> [Brief] Below are records; work out how many of their lines hold the string "this" and give that number alone.

*****

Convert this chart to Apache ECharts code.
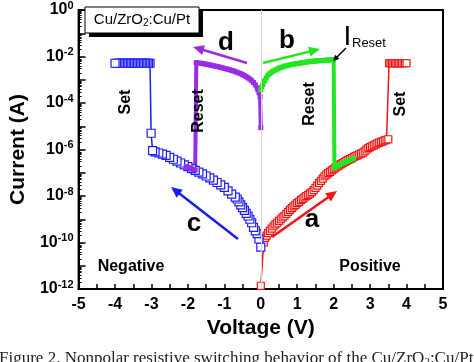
<!DOCTYPE html>
<html><head><meta charset="utf-8">
<script src="https://cdn.jsdelivr.net/npm/echarts@6/dist/echarts.min.js"></script>
<style>html,body{margin:0;padding:0;background:#fff}#c{width:474px;height:362px}</style>
</head><body><div id="c"></div>
<script>
// Tick values
const xTicks = [-5,-4,-3,-2,-1,0,1,2,3,4,5];
const yLabelExponents = [0,-2,-4,-6,-8,-10,-12];
// Sweeps: [voltage (V), log10(current / A)]
// a: positive sweep, HRS -> set (red, open squares)
const sweepA = [[0,-11.86],[0.08,-10.0],[0.12,-9.8],[0.16,-9.7],[0.2,-9.6],[0.25,-9.5],[0.3,-9.4],[0.35,-9.3],[0.4,-9.22],[0.45,-9.15],[0.5,-9.07],[0.55,-9.0],[0.6,-8.92],[0.65,-8.85],[0.7,-8.77],[0.75,-8.68],[0.8,-8.6],[0.85,-8.52],[0.9,-8.45],[0.95,-8.38],[1.0,-8.31],[1.05,-8.25],[1.1,-8.18],[1.15,-8.12],[1.2,-8.06],[1.25,-8.0],[1.3,-7.95],[1.35,-7.9],[1.4,-7.83],[1.45,-7.75],[1.5,-7.65],[1.55,-7.55],[1.6,-7.45],[1.65,-7.35],[1.7,-7.25],[1.75,-7.15],[1.8,-7.08],[1.85,-7.02],[1.9,-6.96],[1.95,-6.9],[2.0,-6.84],[2.05,-6.78],[2.1,-6.73],[2.15,-6.68],[2.2,-6.63],[2.25,-6.58],[2.3,-6.53],[2.35,-6.49],[2.4,-6.45],[2.45,-6.41],[2.5,-6.37],[2.55,-6.33],[2.6,-6.28],[2.65,-6.25],[2.7,-6.21],[2.75,-6.18],[2.8,-6.14],[2.85,-6.08],[2.9,-6.0],[2.95,-5.94],[3.0,-5.9],[3.05,-5.86],[3.1,-5.82],[3.15,-5.78],[3.2,-5.74],[3.25,-5.7],[3.3,-5.67],[3.35,-5.65],[3.4,-5.61],[3.45,-5.58],[3.5,-5.56],[3.52,-2.29],[3.56,-2.29],[3.6,-2.29],[3.64,-2.29],[3.68,-2.29],[3.72,-2.29],[3.76,-2.29],[3.8,-2.29],[3.84,-2.29],[3.88,-2.29],[3.92,-2.29],[3.96,-2.29],[4.0,-2.29]];
// c: negative sweep, HRS -> set (blue, open squares)
const sweepC = [[0,-10.2],[-0.05,-9.85],[-0.1,-9.62],[-0.15,-9.5],[-0.2,-9.35],[-0.25,-9.15],[-0.3,-9.0],[-0.35,-8.86],[-0.4,-8.75],[-0.45,-8.62],[-0.5,-8.5],[-0.55,-8.38],[-0.6,-8.25],[-0.65,-8.13],[-0.7,-8.05],[-0.8,-7.92],[-0.9,-7.78],[-1.0,-7.63],[-1.1,-7.52],[-1.2,-7.42],[-1.3,-7.32],[-1.4,-7.22],[-1.5,-7.14],[-1.6,-7.05],[-1.7,-6.97],[-1.8,-6.9],[-1.9,-6.82],[-2.0,-6.74],[-2.1,-6.66],[-2.2,-6.58],[-2.3,-6.5],[-2.4,-6.42],[-2.5,-6.34],[-2.6,-6.25],[-2.7,-6.2],[-2.8,-6.15],[-2.9,-6.1],[-2.97,-6.05],[-3.01,-5.3],[-3.04,-2.29],[-3.08,-2.29],[-3.12,-2.29],[-3.16,-2.29],[-3.2,-2.29],[-3.24,-2.29],[-3.28,-2.29],[-3.32,-2.29],[-3.36,-2.29],[-3.4,-2.29],[-3.44,-2.29],[-3.48,-2.29],[-3.52,-2.29],[-3.56,-2.29],[-3.6,-2.29],[-3.64,-2.29],[-3.68,-2.29],[-3.72,-2.29],[-3.76,-2.29],[-3.8,-2.29],[-3.84,-2.29],[-3.88,-2.29],[-3.92,-2.29],[-3.96,-2.29],[-4.0,-2.29]];
// d: negative sweep, LRS -> reset (purple, filled squares)
const sweepD = [[0,-5.06],[-0.02,-3.73],[-0.05,-3.55],[-0.08,-3.42],[-0.1,-3.35],[-0.15,-3.22],[-0.2,-3.12],[-0.25,-3.04],[-0.3,-2.97],[-0.35,-2.92],[-0.4,-2.87],[-0.45,-2.82],[-0.5,-2.78],[-0.55,-2.74],[-0.6,-2.71],[-0.65,-2.68],[-0.7,-2.65],[-0.75,-2.62],[-0.8,-2.6],[-0.85,-2.57],[-0.9,-2.55],[-0.95,-2.53],[-1.0,-2.51],[-1.05,-2.49],[-1.1,-2.47],[-1.15,-2.45],[-1.2,-2.43],[-1.25,-2.41],[-1.3,-2.4],[-1.35,-2.38],[-1.4,-2.36],[-1.45,-2.35],[-1.5,-2.33],[-1.55,-2.32],[-1.6,-2.3],[-1.65,-2.29],[-1.7,-2.28],[-1.77,-2.26],[-1.8,-6.88],[-1.85,-6.86],[-1.9,-6.83],[-1.95,-6.8],[-2.0,-6.77],[-2.05,-6.74]];
// b: positive sweep, LRS -> reset (green, filled squares)
const sweepB = [[0,-3.44],[0.03,-3.3],[0.06,-3.2],[0.1,-3.05],[0.15,-2.92],[0.2,-2.8],[0.25,-2.73],[0.3,-2.67],[0.35,-2.62],[0.4,-2.58],[0.45,-2.54],[0.5,-2.5],[0.55,-2.47],[0.6,-2.45],[0.65,-2.42],[0.7,-2.4],[0.75,-2.38],[0.8,-2.36],[0.85,-2.34],[0.9,-2.33],[0.95,-2.31],[1.0,-2.3],[1.05,-2.29],[1.1,-2.28],[1.15,-2.26],[1.2,-2.25],[1.25,-2.24],[1.3,-2.23],[1.35,-2.22],[1.4,-2.21],[1.45,-2.2],[1.5,-2.2],[1.55,-2.19],[1.6,-2.18],[1.65,-2.18],[1.7,-2.17],[1.75,-2.16],[1.8,-2.16],[1.85,-2.15],[1.9,-2.15],[1.95,-2.14],[2.0,-2.13],[2.02,-6.78],[2.06,-6.74],[2.1,-6.71],[2.15,-6.67],[2.2,-6.63],[2.25,-6.59],[2.3,-6.56],[2.35,-6.52],[2.4,-6.49],[2.45,-6.45],[2.5,-6.42],[2.55,-6.38]];

const toCurrent = arr => arr.map(p => [p[0], Math.pow(10, p[1])]);
const decades = []; for (let e = 0; e >= -12; e--) decades.push(Math.pow(10, e));
const minorVals = []; for (let e = -12; e < 0; e++) for (let k = 2; k <= 9; k++) minorVals.push(k * Math.pow(10, e));
const labelVals = yLabelExponents.map(e => Math.pow(10, e));

const FONT = 'Arial, "Liberation Sans", sans-serif';
const RED = '#f01414', BLUE = '#1c1cf5', PURPLE = '#9a2be6', GREEN = '#22e622';

function arrow(x1,y1,x2,y2,color,w,hl,hw){
  const a = Math.atan2(y2-y1, x2-x1);
  const bx = x2 - hl*Math.cos(a), by = y2 - hl*Math.sin(a);
  const px = -Math.sin(a)*hw, py = Math.cos(a)*hw;
  return [
    {type:'line', silent:true, z:100, shape:{x1:x1,y1:y1,x2:bx+Math.cos(a)*2,y2:by+Math.sin(a)*2}, style:{stroke:color,lineWidth:w}},
    {type:'polygon', silent:true, z:100, shape:{points:[[x2,y2],[bx+px,by+py],[bx-px,by-py]]}, style:{fill:color}}
  ];
}
function txt(x,y,t,size,weight,rot){
  return {type:'text', silent:true, z:100, x:x, y:y, rotation:rot||0,
    style:{text:t, fontSize:size, fontWeight:weight, fontFamily:FONT, fill:'#000', align:'center', verticalAlign:'middle', textAlign:'center', textVerticalAlign:'middle'}};
}

const graphics = [].concat(
  [{type:'rect', silent:true, z:100, shape:{x:89,y:11,width:114,height:26}, style:{fill:'#000'}},
   {type:'rect', silent:true, z:101, shape:{x:85,y:7,width:114,height:26}, style:{fill:'#fff', stroke:'#000', lineWidth:1}},
   {type:'text', silent:true, z:102, x:142, y:20, style:{text:'{n|Cu/ZrO}{s|2}{n|:Cu/Pt}', align:'center', verticalAlign:'middle', textAlign:'center', textVerticalAlign:'middle',
     rich:{n:{fontSize:15, fontFamily:FONT, fill:'#000', fontWeight:'normal'}, s:{fontSize:10, fontFamily:FONT, fill:'#000', padding:[7,0,0,0]}}}}],
  arrow(247,63,193,47,PURPLE,2.5,11,5),
  arrow(263,63,320,49,GREEN,2.5,11,5),
  arrow(238,239,171,187,BLUE,2.5,11,5),
  arrow(272,237,337,191,RED,2.5,11,5),
  arrow(346,48,333,61,'#000',1.5,6,3),
  [txt(226,43,'d',26,'bold'), txt(287,41,'b',26,'bold'), txt(194,224,'c',26,'bold'), txt(312,220,'a',26,'bold'),
   txt(126,102,'Set',16,'bold',Math.PI/2), txt(198.5,111,'Reset',16,'bold',Math.PI/2),
   txt(310,104,'Reset',16,'bold',Math.PI/2), txt(400.5,104,'Set',16,'bold',Math.PI/2),
   txt(131,267,'Negative',16,'bold'), txt(370,267,'Positive',16,'bold'),
   txt(347.5,37,'I',28,'normal'),
   {type:'text', silent:true, z:100, x:352, y:43, style:{text:'Reset', fontSize:13, fontWeight:'normal', fontFamily:FONT, fill:'#000', align:'left', verticalAlign:'middle', textAlign:'left', textVerticalAlign:'middle'}},
   {type:'text', silent:true, z:100, x:-1, y:349, style:{text:'{n|Figure 2. Nonpolar resistive switching behavior of the Cu/ZrO}{s|2}{n|:Cu/Pt}', align:'left', verticalAlign:'top', textAlign:'left', textVerticalAlign:'top',
     rich:{n:{fontSize:17, fontFamily:'"Liberation Serif", "DejaVu Serif", serif', fill:'#222'}, s:{fontSize:11, fontFamily:'"Liberation Serif", serif', fill:'#222', padding:[8,0,0,0]}}}}]
);

const chart = echarts.init(document.getElementById('c'), null, {renderer:'canvas'});
function lineSeries(data, color, size, open, lw){
  return {type:'line', data:toCurrent(data), yAxisIndex:0, symbol:'rect', symbolSize:size, showSymbol:true,
    lineStyle:{color:color, width:lw}, itemStyle: open ? {color:'#fff', borderColor:color, borderWidth:1.2} : {color:color, borderColor:color, borderWidth:0},
    emphasis:{disabled:true}, animation:false, clip:false};
}
const sA = lineSeries(sweepA, RED, 7, true, 1.5);
sA.markLine = {silent:true, symbol:'none', label:{show:false}, lineStyle:{color:'#d6d6d6', width:1, type:'solid'}, data:[{xAxis:0}], animation:false};
sA.z = 1;
chart.setOption({
  animation:false,
  backgroundColor:'#fff',
  grid:{left:67, right:31, top:10, bottom:73, show:true, borderColor:'#000', borderWidth:2, backgroundColor:'transparent'},
  xAxis:{type:'value', min:-5, max:5, interval:1,
    name:'Voltage (V)', nameLocation:'middle', nameGap:21, nameTextStyle:{fontSize:21, fontWeight:'bold', fontFamily:FONT, color:'#000', verticalAlign:'top'},
    axisLine:{show:true, onZero:false, lineStyle:{color:'#000', width:2}},
    axisTick:{show:true, inside:true, length:5, lineStyle:{color:'#000', width:1.5}, customValues:xTicks},
    minorTick:{show:true, splitNumber:2, length:5, lineStyle:{color:'#000', width:1.5}},
    axisLabel:{show:true, margin:8, fontSize:16, fontWeight:'bold', fontFamily:FONT, color:'#000', customValues:xTicks, formatter:v=>String(v)},
    splitLine:{show:false}, minorSplitLine:{show:false}},
  yAxis:[
    {type:'log', logBase:10, min:1e-12, max:1, position:'left',
     name:'Current (A)', nameLocation:'middle', nameGap:35, nameRotate:90, nameTextStyle:{fontSize:21, fontWeight:'bold', fontFamily:FONT, color:'#000'},
     axisLine:{show:true, onZero:false, lineStyle:{color:'#000', width:2}},
     axisTick:{show:true, inside:true, length:7, lineStyle:{color:'#000', width:1.5}, customValues:decades},
     axisLabel:{show:true, margin:5, customValues:labelVals, formatter:function(v){const e=Math.round(Math.log10(v)); return '{b|10}{s|'+e+'}';},
       rich:{b:{fontSize:16, fontWeight:'bold', fontFamily:FONT, color:'#000'}, s:{fontSize:11, fontWeight:'bold', fontFamily:FONT, color:'#000', padding:[0,0,9,0]}}},
     splitLine:{show:false}},
    {type:'log', logBase:10, min:1e-12, max:1, position:'left',
     axisLine:{show:false, onZero:false}, axisLabel:{show:false}, splitLine:{show:false},
     axisTick:{show:true, inside:true, length:3, lineStyle:{color:'#000', width:1}, customValues:minorVals}}
  ],
  series:[
    sA,
    lineSeries(sweepC, BLUE, 8, true, 1.5),
    lineSeries(sweepD, PURPLE, 5, false, 4),
    lineSeries(sweepB, GREEN, 5, false, 4)
  ],
  graphic:graphics
});
</script></body></html>
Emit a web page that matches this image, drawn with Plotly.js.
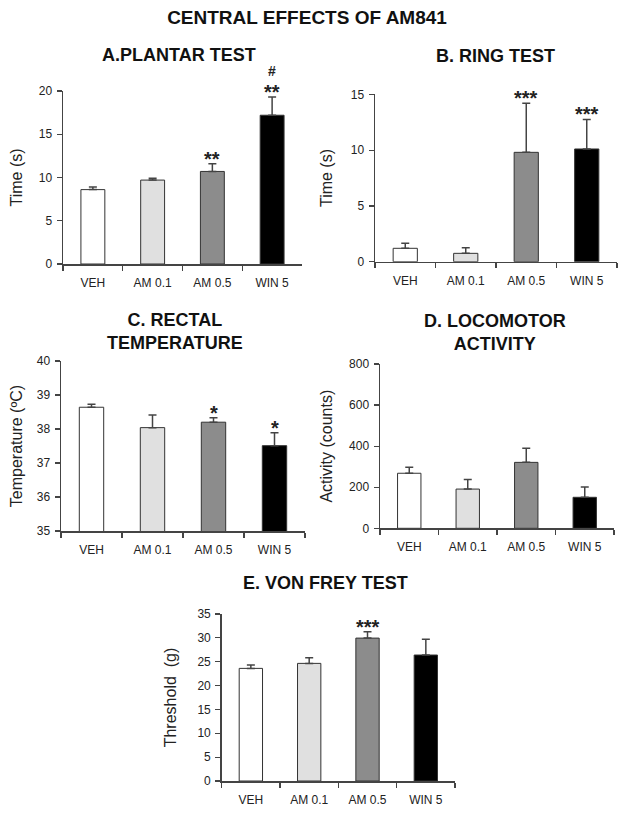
<!DOCTYPE html>
<html>
<head>
<meta charset="utf-8">
<script src="https://cdn.plot.ly/plotly-3.0.1.min.js"></script>
<style>html,body{margin:0;padding:0;background:#fff;}#chart{width:624px;height:818px;}</style>
</head>
<body>
<div id="chart"></div>
<script>
// ---- data ----
const categories = ['VEH', 'AM 0.1', 'AM 0.5', 'WIN 5'];

const plantarMean = [8.6, 9.7, 10.7, 17.2];
const plantarSem  = [0.3, 0.2, 0.9, 2.1];
const plantarSig  = ['', '', '**', '**'];
const plantarHash = ['', '', '', '#'];

const ringMean = [1.2, 0.75, 9.8, 10.1];
const ringSem  = [0.45, 0.5, 4.4, 2.65];
const ringSig  = ['', '', '***', '***'];

const tempMean = [38.64, 38.04, 38.2, 37.51];
const tempSem  = [0.09, 0.37, 0.13, 0.38];
const tempSig  = ['', '', '*', '*'];

const locoMean = [268, 191, 321, 151];
const locoSem  = [29, 47, 69, 50];
const locoSig  = ['', '', '', ''];

const vonFreyMean = [23.6, 24.65, 29.95, 26.4];
const vonFreySem  = [0.7, 1.2, 1.35, 3.3];
const vonFreySig  = ['', '', '***', ''];

// ---- styles ----
const FONT = 'Liberation Sans, Arial, sans-serif';
const barColors = ['#ffffff', '#e0e0e0', '#8c8c8c', '#000000'];
const AX = '#444';
const TXT = '#222';

const W = 624, H = 818;
const px = v => v / W;
const py = v => 1 - v / H;

const panels = [
  {id: '', mean: plantarMean, sem: plantarSem, sig: plantarSig, hash: plantarHash,
   x: [63, 302], y: [264, 91], range: [0, 20], dtick: 5, ytitle: 'Time (s)', standoff: 12,
   title: '<b>A.PLANTAR TEST</b>', tx: 179, ty: 55},
  {id: '2', mean: ringMean, sem: ringSem, sig: ringSig,
   x: [375, 617], y: [261.7, 94.3], range: [0, 15], dtick: 5, ytitle: 'Time (s)', standoff: 14,
   title: '<b>B. RING TEST</b>', tx: 495, ty: 56},
  {id: '3', mean: tempMean, sem: tempSem, sig: tempSig,
   x: [61, 305], y: [531, 361], range: [35, 40], dtick: 1, ytitle: 'Temperature (ºC)', standoff: 10,
   title: '<b>C. RECTAL<br>TEMPERATURE</b>', tx: 175, ty: 331.5},
  {id: '4', mean: locoMean, sem: locoSem, sig: locoSig,
   x: [380, 614], y: [528.3, 364], range: [0, 800], dtick: 200, ytitle: 'Activity (counts)', standoff: 12,
   title: '<b>D. LOCOMOTOR<br>ACTIVITY</b>', tx: 495, ty: 332.5},
  {id: '5', mean: vonFreyMean, sem: vonFreySem, sig: vonFreySig,
   x: [221.7, 455], y: [781, 614], range: [0, 35], dtick: 5, ytitle: 'Threshold \u00a0(g)', standoff: 17,
   title: '<b>E. VON FREY TEST</b>', tx: 325, ty: 583}
];

const data = [];
const annotations = [];
const layout = {
  width: W, height: H,
  margin: {l: 0, r: 0, t: 0, b: 0},
  paper_bgcolor: '#fff', plot_bgcolor: '#fff',
  showlegend: false,
  font: {family: FONT, color: TXT},
  title: {text: '<b>CENTRAL EFFECTS OF AM841</b>', x: px(307), xanchor: 'center',
          y: py(17), yanchor: 'middle', font: {family: FONT, size: 19, color: '#111'}},
  annotations: annotations
};

panels.forEach(p => {
  const xa = 'x' + p.id, ya = 'y' + p.id;
  data.push({
    type: 'bar', x: categories, y: p.mean,
    xaxis: xa, yaxis: ya, width: 0.4,
    marker: {color: barColors, line: {color: '#333', width: 1}},
    error_y: {type: 'data', symmetric: false, array: p.sem,
              arrayminus: p.sem.map(() => 0), color: AX, thickness: 1.5, width: 4},
    hoverinfo: 'skip'
  });
  layout['xaxis' + p.id] = {
    domain: [px(p.x[0]), px(p.x[1])], anchor: ya,
    type: 'category', range: [-0.5, 3.5], tickson: 'boundaries',
    ticks: 'outside', ticklen: 5, tickwidth: 1.2, tickcolor: AX,
    ticklabelstandoff: 7,
    showline: true, linecolor: AX, linewidth: 1.5,
    showgrid: false, zeroline: false, fixedrange: true,
    tickfont: {family: FONT, size: 12, color: TXT}
  };
  layout['yaxis' + p.id] = {
    domain: [py(p.y[0]), py(p.y[1])], anchor: xa,
    range: p.range, dtick: p.dtick, tick0: p.range[0],
    ticks: 'outside', ticklen: 5, tickwidth: 1.2, tickcolor: AX,
    ticklabelstandoff: 2,
    showline: true, linecolor: AX, linewidth: 1.5,
    showgrid: false, zeroline: false, fixedrange: true,
    tickfont: {family: FONT, size: 12, color: TXT},
    title: {text: p.ytitle, standoff: p.standoff, font: {family: FONT, size: 16, color: TXT}}
  };
  annotations.push({
    xref: 'paper', yref: 'paper', x: px(p.tx), y: py(p.ty),
    xanchor: 'center', yanchor: 'middle', showarrow: false,
    text: p.title, font: {family: FONT, size: 18, color: '#111'}
  });
  p.sig.forEach((s, i) => {
    if (!s) return;
    annotations.push({
      xref: xa, yref: ya, x: categories[i], y: p.mean[i] + p.sem[i],
      xanchor: 'center', yanchor: 'bottom', yshift: -8, showarrow: false,
      text: '<b>' + s + '</b>', font: {family: FONT, size: 20, color: '#222'}
    });
  });
  if (p.hash) {
    p.hash.forEach((s, i) => {
      if (!s) return;
      annotations.push({
        xref: xa, yref: ya, x: categories[i], y: p.mean[i] + p.sem[i],
        xanchor: 'center', yanchor: 'bottom', yshift: 16, showarrow: false,
        text: '<b>' + s + '</b>', font: {family: FONT, size: 14, color: '#222'}
      });
    });
  }
});

Plotly.newPlot('chart', data, layout, {staticPlot: true, displayModeBar: false});
</script>
</body>
</html>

*****

> [Answer for the task] 2